System Types and Zoning Solutions for Large Spaces
Cooling a large home effectively requires a strategic approach to system configuration that addresses air distribution and load diversity. A single, centralized air conditioning unit sized at eight to ten tons is possible, but it presents drawbacks for comfort and efficiency. A single unit must be paired with extensive ductwork, which can lead to high static pressure issues and difficulty delivering conditioned air evenly to distant rooms or different floors.
The preferred solution for a 4000 square foot residence is typically a multi-system approach, where the total cooling load is split between two or more independent units. For example, a home might use two separate 4-ton or 5-ton units, with one dedicated to the upper floor and one to the lower floor.
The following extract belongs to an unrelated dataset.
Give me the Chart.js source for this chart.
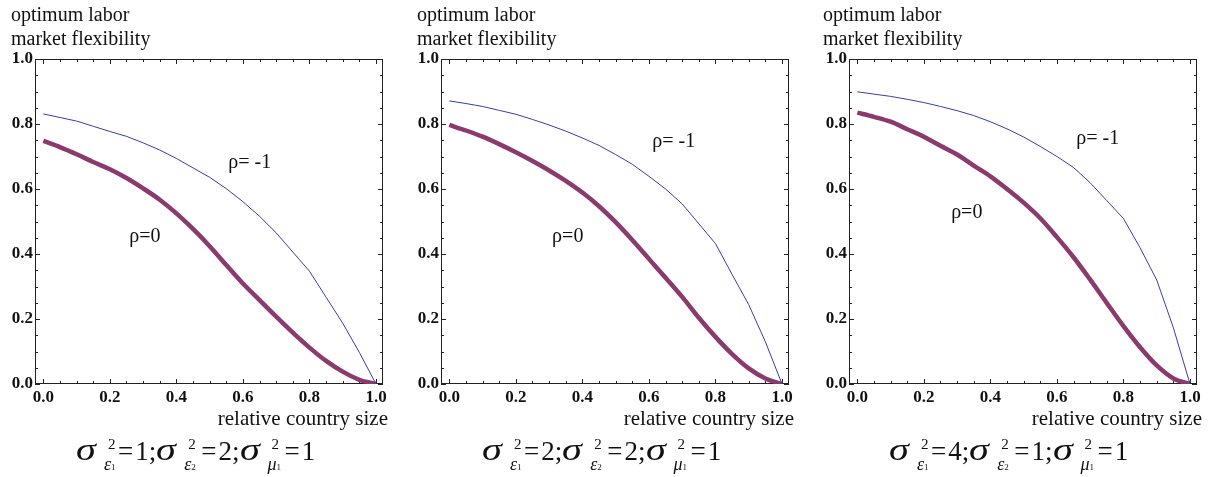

Splitting the load ensures better system redundancy; if one unit fails, the entire house does not lose cooling, and it allows for more manageable duct runs.
Independent of the number of outdoor units, incorporating a zoning system is necessary for achieving consistent comfort in a large home. Zoning divides the residence into multiple climate-controlled areas, each with its own thermostat. The system utilizes motorized dampers installed within the ductwork that open or close based on the temperature demand. This coordinated control allows the central control panel to direct conditioned air only to the areas that need it, eliminating hot and cold spots common in expansive layouts. This reduces energy consumption by preventing the system from over-conditioning unoccupied sections of the house.
Critical Factors Affecting Final Sizing and Selection
The generalized tonnage estimate must be refined by a professional load calculation, known as the Manual J procedure, which is the industry standard for determining a home’s specific heating and cooling needs. This analysis accounts for every element of the building envelope that contributes to heat gain. The quality of insulation is a primary factor; well-insulated walls and attics (high R-value) reduce the cooling load compared to older homes with poor insulation.
Window characteristics are also influential, including the total glass area, the glass type (single versus double pane), and the window’s orientation. Windows facing west or south admit substantial solar heat gain, increasing the required capacity. This factor can be mitigated by high-performance glass with a low Solar Heat Gain Coefficient. The volume of air to be cooled is directly proportional to the cooling load, meaning homes with high or vaulted ceilings require a greater capacity than those with standard eight-foot ceilings.
Additional internal heat sources, such as the number of occupants, lighting, and heat-producing appliances, must be factored into the calculation. The climate zone also dictates the design temperature, which directly impacts the load calculation. Humid or extremely hot regions require larger capacity units to handle both sensible heat and latent heat (moisture removal). Accurately calculating these factors prevents the installation of an oversized air conditioner, which leads to short cycling, poor dehumidification, and increased wear on the equipment. Conversely, an undersized unit would run constantly and fail to maintain comfortable temperatures on the hottest days.
Understanding Efficiency Ratings and Operational Costs
For a 4000 square foot home, the operating cost is a major long-term consideration, making efficiency ratings relevant to the selection process. The energy efficiency of cooling equipment is standardized by the Seasonal Energy Efficiency Ratio (SEER) and the newer SEER2 rating. SEER2 provides a more accurate reflection of real-world energy consumption because its testing procedures account for a higher external static pressure, which better simulates a unit operating with a typical ducted system.
Because a large home requires a high-capacity system, even a small difference in the SEER2 rating (e.g., moving from 14.3 SEER2 to 16 SEER2) can translate into significant annual energy savings. Modern, high-efficiency units often incorporate variable speed compressors. This feature allows the system to modulate its cooling output based on the actual demand, rather than operating at full blast. This allows the unit to run for longer periods at lower speeds, which maintains a more consistent temperature and removes a greater amount of humidity from the air.
Variable speed operation reduces the frequent on-and-off cycling of the compressor, the most energy-intensive part of the cooling process. The extended run times at low speeds are effective for managing the latent heat load in humid environments, improving overall comfort without the energy spikes associated with traditional single-stage systems. Given the complexity of multi-unit or zoned systems, a professional maintenance plan is recommended to ensure the control panels, motorized dampers, and multiple compressors operate in synchronization and at peak efficiency.